When I was out raising money for Carbonite, one venture capitalist dismissed backup as a "trivial" application. It reminded me of an incident when I was teaching at MIT a few years ago: one of my students insisted that Google wasn't worth billions of dollars because "anyone can write a search engine." It’s true. But Google's barrier to entry is their huge scale. To build a backup service that can flawlessly store and retrieve billions of files is not so easy, as HP has learned.
When we first started out, we were using Microsoft’s NTFS file system. When we got to about 500 million files, it started to crash and gave us all kinds of problems. When we called Microsoft for help, the engineer on the other end asked us how many files we were storing. When we said "about 500 million", there was silence on the other end of the phone. He said "Uh, well we didn’t really design NTFS for that many files." So we set about building our own proprietary file system that could handle more than a trillion files, because that’s where we’ll be in a couple of years. We currently receive almost 40 million new files every day. And we have close to 7 billion files backed up. We restore millions of files every day.

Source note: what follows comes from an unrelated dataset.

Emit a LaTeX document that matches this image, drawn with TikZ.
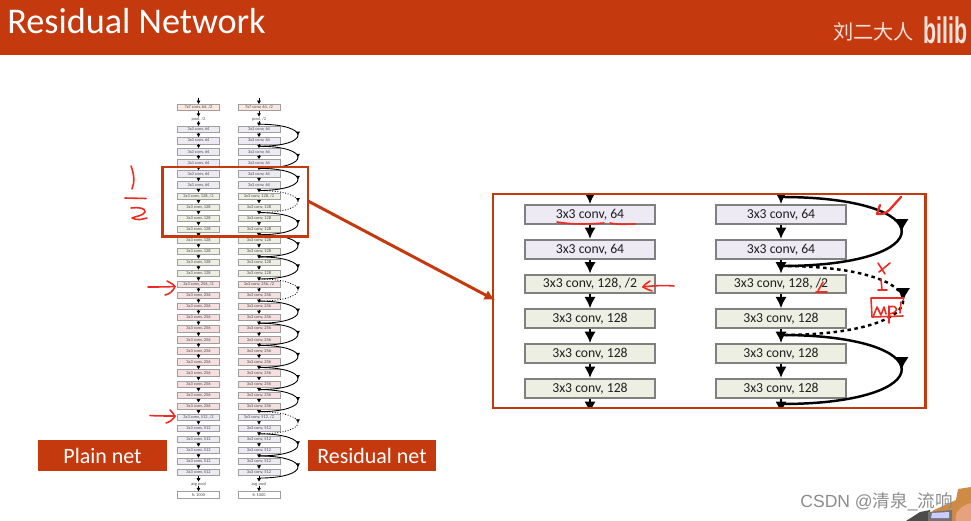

To do all that without losing any data is an enormously complicated engineering challenge. We're three and a half years into this effort and there is no shortcut way to get to where we are, no matter how much money you throw at the problem. Our confidence in our own infrastructure is due to the fact that we’ve built a customer base of hundreds of thousands of users. Until a company does that, they’ll never know whether their systems are going to fall over. HP, with all their resources, is going through the same learning curve that we’ve gone through for the last 3 years.
— Dave
CEO, Carbonite